So far, all I can tell is that the cohomology groups are given by some ad hoc modding out process, then we derive some random properties (like the long exact sequence), and then we compute things like $H^2(\mathrm{Gal}(L/K),I_{L})$, where $I_L$ denotes the group of fractional ideals of a number field $L$, and it just happens to be something interesting for the study of class field theory such as $I_K/\mathrm{N}(I_L)$, where $L/K$ is cyclic and $\mathrm{N}$ denotes the ideal norm. We then find that the cohomology groups are useful for streamlining the computations with various orders of indexes of groups.

What I don't get is what the intuition is behind the definitions of these cohomology groups. I do know what cohomology is in a geometric setting (so I know examples where taking the kernel modulo the image is interesting), but I don't know why we take these particular kernels modulo these particular images. What is the intuition for why they are defined the way they are? Why should we expect that these cohomology groups so-defined have nice properties and help us with algebraic number theory? Right now, I just see theorem after theorem, I see the algebraic manipulation and diagram chasing that proves it, but I don't see a bigger picture.

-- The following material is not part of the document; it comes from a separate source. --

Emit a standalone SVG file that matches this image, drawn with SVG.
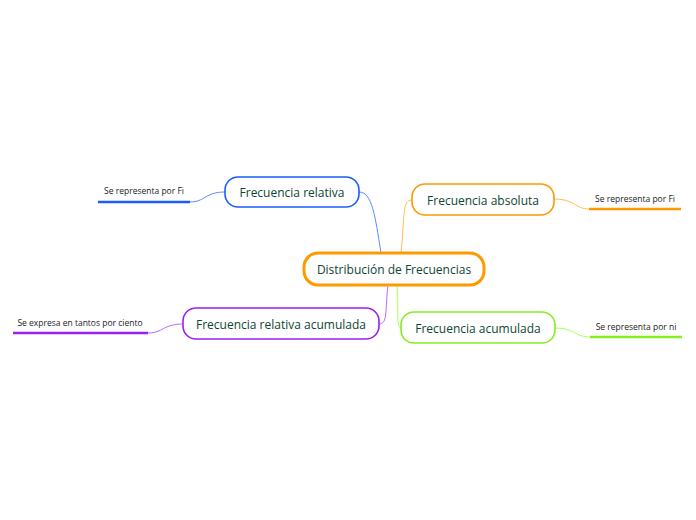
<svg xmlns="http://www.w3.org/2000/svg" width="696" height="520" viewBox="0 0 696 520">
<style>
.n{fill:#fff;stroke-width:1.6}
.t{font-family:"Open Sans","Noto Sans",sans-serif;font-size:12px;fill:#0d4633;text-anchor:middle;dominant-baseline:central}
.s{font-family:"Open Sans","Noto Sans",sans-serif;font-size:8.5px;fill:#222;text-anchor:middle}
.c{fill:none;stroke-width:1}
.u{stroke-width:2.5;fill:none}
</style>
<rect width="696" height="520" fill="#fff"/>
<g id="connectors">
<path class="c" stroke="#5b8cff" d="M381,253 C375,215 372,192 359,192"/>
<path class="c" stroke="#ffbb55" d="M401,253 C405,215 402,200 412,200"/>
<path class="c" stroke="#bb66ff" d="M388,285 C385,310 388,324 379,324"/>
<path class="c" stroke="#aaff55" d="M397,285 C399,310 396,328 401,328"/>
<path class="c" stroke="#5b8cff" d="M225,192 C205,192 205,202 190,202"/>
<path class="c" stroke="#ffbb55" d="M554,199 C575,199 575,209 589,209"/>
<path class="c" stroke="#aaff55" d="M555,328 C575,328 575,337 590,337"/>
<path class="c" stroke="#bb66ff" d="M183,324 C163,324 163,333 148,333"/>
</g>
<g id="central">
<rect x="304" y="253" width="180" height="32" rx="14" fill="#fff" stroke="#ff9900" stroke-width="3"/>
<text class="t" x="394" y="269">Distribución de Frecuencias</text>
</g>
<g id="relativa">
<rect class="n" x="225" y="177" width="134" height="30" rx="13" stroke="#1a5cff"/>
<text class="t" x="292" y="192">Frecuencia relativa</text>
</g>
<g id="absoluta">
<rect class="n" x="412" y="184" width="142" height="31" rx="13" stroke="#ff9900"/>
<text class="t" x="483" y="200">Frecuencia absoluta</text>
</g>
<g id="acumulada">
<rect class="n" x="401" y="312" width="154" height="31" rx="13" stroke="#88ee22"/>
<text class="t" x="478" y="328">Frecuencia acumulada</text>
</g>
<g id="relativa-acumulada">
<rect class="n" x="183" y="308" width="196" height="31" rx="13" stroke="#9922ee"/>
<text class="t" x="281" y="324">Frecuencia relativa acumulada</text>
</g>
<g id="leaf-relativa">
<text class="s" x="144" y="194">Se representa por Fi</text>
<path class="u" stroke="#1a5cff" d="M98,202 H190"/>
</g>
<g id="leaf-absoluta">
<text class="s" x="635" y="202">Se representa por Fi</text>
<path class="u" stroke="#ff9900" d="M589,209 H681"/>
</g>
<g id="leaf-acumulada">
<text class="s" x="636" y="330">Se representa por ni</text>
<path class="u" stroke="#88ee22" d="M590,337 H682"/>
</g>
<g id="leaf-relativa-acumulada">
<text class="s" x="80" y="326">Se expresa en tantos por ciento</text>
<path class="u" stroke="#9922ee" d="M13,333 H148"/>
</g>
</svg>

For context, if $A$ is a $G$-module where $G$ is cyclic and $\sigma$ is a generator of $G$, then we define the endomorphisms $D=1+\sigma+\sigma^2+\cdots+\sigma^{|G|-1}$ and $N=1-\sigma$ of $A$, and then $H^0(G,A)=\mathrm{ker}(N)/\mathrm{im}(D)$ and $H^1(G,A)=\mathrm{ker}(D)/\mathrm{im}(N)$. Note that this is a slight modification of group cohomology, i.e. Tate cohomology, which the cohomology theory primarily used for Class Field Theory. Group cohomology is the same but with $H^0(G,A) = \mathrm{ker}(N)$. The advantage of Tate cohomology is that it is $2$-periodic for $G$ cyclic.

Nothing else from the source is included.